== Problem details ==
In the data below, find every line that has the string "this", and copy it.

::: Recorded data

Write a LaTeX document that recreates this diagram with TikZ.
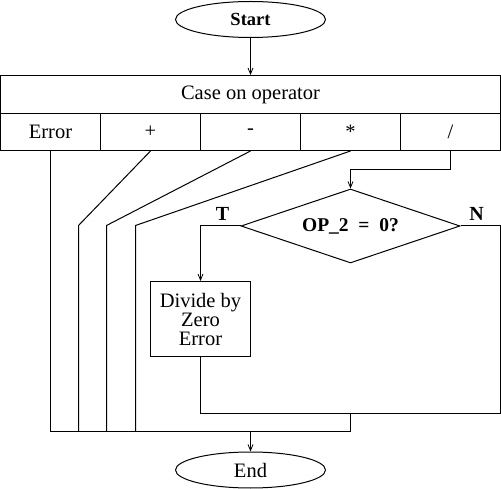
\documentclass[tikz,border=0pt]{standalone}
\usepackage{fontspec}
\setmainfont{Liberation Serif}
\usetikzlibrary{shapes.geometric,arrows.meta}
\tikzset{
  every node/.style={font=\fontsize{20.5}{19}\selectfont},
  line/.style={line width=1pt},
  arr/.style={line width=1pt,-{Straight Barb[length=6pt,width=5pt,line width=0.8pt]}},
  term/.style={ellipse,draw,line width=1pt,minimum width=150pt,minimum height=36pt,inner sep=0pt},
  cell/.style={rectangle,draw,line width=1pt,minimum width=100pt,minimum height=37pt,inner sep=0pt},
  headbox/.style={rectangle,draw,line width=1pt,minimum width=500pt,minimum height=38pt,inner sep=0pt},
  decision/.style={diamond,draw,line width=1pt,minimum width=219pt,minimum height=74pt,aspect=2.96,inner sep=0pt},
  procbox/.style={rectangle,draw,line width=1pt,minimum width=100pt,minimum height=75pt,inner sep=0pt,align=center},
  branchlabel/.style={font=\fontsize{20}{22}\selectfont\bfseries}
}
\begin{document}
\begin{tikzpicture}[x=1pt,y=-1pt]
\useasboundingbox (-0.5,-0.5) rectangle (500.5,488.5);
\node[term,font=\fontsize{18.5}{22}\selectfont\bfseries] (start) at (250,19) {Start};
\node[headbox] (case) at (250,94) {Case on operator};
\node[cell] (err) at (50,131.5) {Error};
\node[cell] (plus) at (150,131.5) {+};
\node[cell] (minus) at (250,131.5) {\raisebox{-2pt}{-}};
\node[cell] (star) at (350,131.5) {*};
\node[cell] (slash) at (450,131.5) {/};
\node[decision,font=\fontsize{19.5}{22}\selectfont\bfseries] (dia) at (350,225.5) {OP\_2 \ = \ 0?};
\node[procbox] (div) at (200,318.5) {Divide by\\Zero\\Error};
\node[term] (end) at (250,469.5) {End};
\node[branchlabel] (tl) at (222,213) {T};
\node[branchlabel] (nl) at (476,213) {N};

\coordinate (j0) at (50,431);
\coordinate (jp1) at (78,225);
\coordinate (jp2) at (78,431);
\coordinate (jm1) at (106,225);
\coordinate (jm2) at (106,431);
\coordinate (js1) at (135,225);
\coordinate (js2) at (135,431);
\coordinate (jr) at (350,431);
\coordinate (jmid) at (250,431);
\coordinate (jd1) at (450,169);
\coordinate (jd2) at (350,169);
\coordinate (jt) at (200,225.5);
\coordinate (jn1) at (500,225.5);
\coordinate (jn2) at (500,413);
\coordinate (jb) at (200,413);
\coordinate (jc) at (350,413);

\draw[arr] (start.south) -- (case.north);
\draw[line] (err.south) -- (j0);
\draw[line] (plus.south) -- (jp1) -- (jp2);
\draw[line] (minus.south) -- (jm1) -- (jm2);
\draw[line] (star.south) -- (js1) -- (js2);
\draw[arr] (slash.south) -- (jd1) -- (jd2) -- (dia.north);
\draw[arr] (dia.west) -- (jt) -- (div.north);
\draw[line] (dia.east) -- (jn1) -- (jn2) -- (jb) -- (div.south);
\draw[line] (jc) -- (jr);
\draw[line] (j0) -- (jr);
\draw[arr] (jmid) -- (end.north);
\end{tikzpicture}
\end{document}
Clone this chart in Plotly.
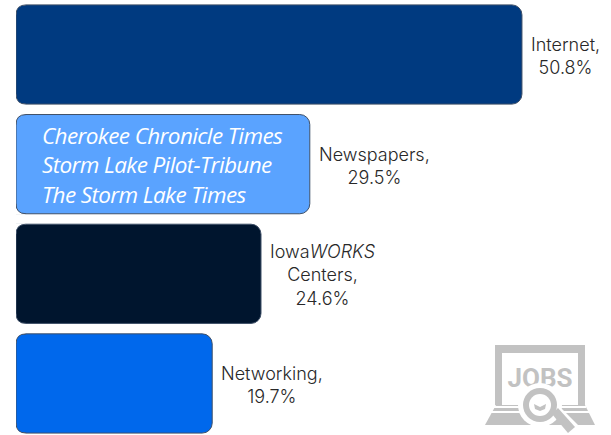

::::::

== Exercise answer ==
Write a LaTeX document that recreates this diagram with TikZ.
Clone this chart in Plotly.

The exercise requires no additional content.